Records with drawing code
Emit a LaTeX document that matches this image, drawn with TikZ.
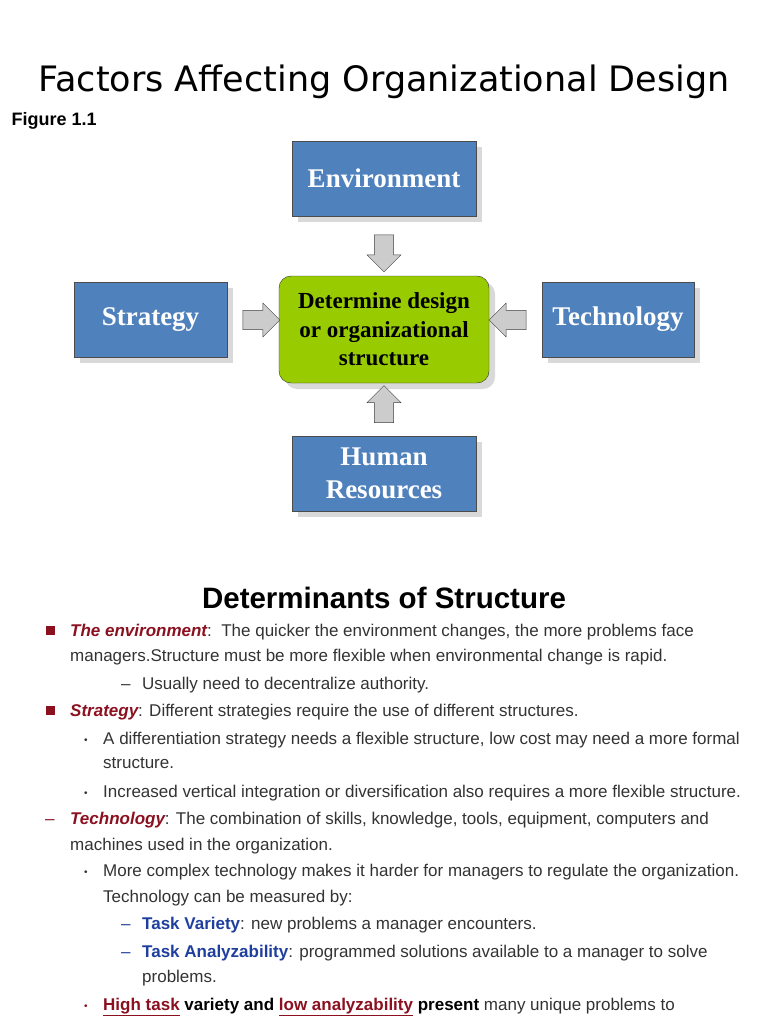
\documentclass[tikz,border=0pt]{standalone}
\usepackage{fontspec}
\setmainfont{Liberation Sans}
\newfontfamily\titlefont{DejaVu Sans}
\newfontfamily\boxfont{Liberation Serif}
\usetikzlibrary{shapes.arrows}
\definecolor{boxblue}{HTML}{4F81BD}
\definecolor{boxgreen}{HTML}{99CC00}
\definecolor{darkred}{HTML}{8B1020}
\definecolor{tblue}{HTML}{1F3F9F}
\definecolor{txt}{HTML}{333333}
\tikzset{
  bluebox/.style={draw=black!70,fill=boxblue,text=white,font=\boxfont\bfseries\fontsize{27}{33}\selectfont,minimum width=#1,minimum height=75pt,align=center,inner sep=0pt},
  shad/.style={fill=black!15},
  barrow/.style={single arrow,draw=black!75,fill=black!20,minimum height=37pt,minimum width=34pt,single arrow head extend=7pt,inner sep=9pt},
  ln/.style={anchor=base west,inner sep=0pt,text=txt,font=\fontsize{17}{19}\selectfont},
  sq/.style={fill=darkred}
}
\begin{document}
\begin{tikzpicture}[x=1pt,y=-1pt]
\useasboundingbox[fill=white] (0,0) rectangle (768,1024);
\node[font=\titlefont\fontsize{35}{38}\selectfont,text=black] (title) at (384,82) {Factors Affecting Organizational Design};
\node[anchor=west,font=\bfseries\fontsize{18}{19}\selectfont] (fig) at (8,121) {Figure 1.1};
% shadows
\fill[shad] (298,147) rectangle (482,222);
\fill[shad] (80,288) rectangle (233,363);
\fill[shad] (548,288) rectangle (700,363);
\fill[shad] (298,442) rectangle (482,517);
\fill[shad,rounded corners=12pt] (285,282) rectangle (495,389);
\node[bluebox=184pt] (env) at (384,178.5) {Environment};
\node[bluebox=153pt] (str) at (150.5,319.5) {Strategy};
\node[bluebox=152pt] (tec) at (618,319.5) {Technology};
\node[bluebox=184pt] (hr) at (384,473.5) {Human\\Resources};
\node[draw=black!80,fill=boxgreen,rounded corners=12pt,minimum width=210pt,minimum height=107pt,align=center,font=\boxfont\bfseries\fontsize{23}{28.5}\selectfont,inner sep=0pt] (ctr) at (384,329.5) {Determine design\\or organizational\\structure};
\node[barrow,shape border rotate=270] (a1) at (384,248.5) {};
\node[barrow] (a2) at (256.5,320) {};
\node[barrow,shape border rotate=180] (a3) at (512.5,320) {};
\node[barrow,shape border rotate=90] (a4) at (384,409) {};
\node[font=\bfseries\fontsize{29.5}{32}\selectfont] (det) at (384,598) {Determinants of Structure};
% bullets
\fill[sq] (46,626) rectangle (55,635);
\fill[sq] (46,706) rectangle (55,715);
\node[ln] (l1) at (70,636) {\textcolor{darkred}{\bfseries\itshape The environment}:\ \ The quicker the environment changes, the more problems face};
\node[ln] (l2) at (70,661) {managers.Structure must be more flexible when environmental change is rapid.};
\node[ln] (d1) at (121,689) {–};
\node[ln] (l3) at (142,689) {Usually need to decentralize authority.};
\node[ln] (l4) at (70,716) {\textcolor{darkred}{\bfseries\itshape Strategy}: Different strategies require the use of different structures.};
\node[ln] (b1) at (84,743) {\fontsize{10}{10}\selectfont•};
\node[ln] (l5) at (103,744) {A differentiation strategy needs a flexible structure, low cost may need a more formal};
\node[ln] (l6) at (103,768) {structure.};
\node[ln] (b2) at (84,796) {\fontsize{10}{10}\selectfont•};
\node[ln] (l7) at (103,797) {Increased vertical integration or diversification also requires a more flexible structure.};
\node[ln,text=darkred] (d2) at (45,824) {–};
\node[ln] (l8) at (70,824) {\textcolor{darkred}{\bfseries\itshape Technology}: The combination of skills, knowledge, tools, equipment, computers and};
\node[ln] (l9) at (70,850) {machines used in the organization.};
\node[ln] (b3) at (84,875) {\fontsize{10}{10}\selectfont•};
\node[ln] (l10) at (103,876) {More complex technology makes it harder for managers to regulate the organization.};
\node[ln] (l11) at (103,902) {Technology can be measured by:};
\node[ln,text=tblue] (d3) at (121,929) {–};
\node[ln] (l12) at (142,929) {\textcolor{tblue}{\bfseries Task Variety}: new problems a manager encounters.};
\node[ln,text=tblue] (d4) at (121,957) {–};
\node[ln] (l13) at (142,957) {\textcolor{tblue}{\bfseries Task Analyzability}: programmed solutions available to a manager to solve};
\node[ln] (l14) at (142,982) {problems.};
\node[ln,text=darkred] (b4) at (84,1009) {\fontsize{10}{10}\selectfont•};
\node[ln] (l15) at (103,1010) {\textcolor{darkred}{\bfseries\underline{High task}}\textcolor{black}{\bfseries\ variety and }\textcolor{darkred}{\bfseries\underline{low analyzability}}\textcolor{black}{\bfseries\ present} many unique problems to};
\end{tikzpicture}
\end{document}
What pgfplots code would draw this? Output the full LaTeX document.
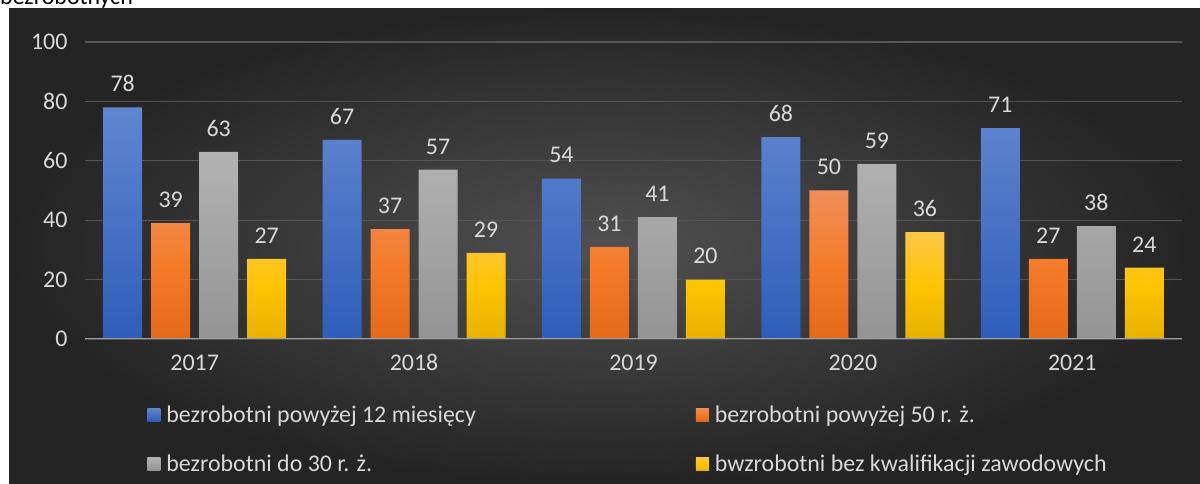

_AIM OF THE EXERCISE_
Look through the entries above and list every line containing "this".

_ANSWER TO THE TASK_
Emit a LaTeX document that matches this image, drawn with TikZ.
What pgfplots code would draw this? Output the full LaTeX document.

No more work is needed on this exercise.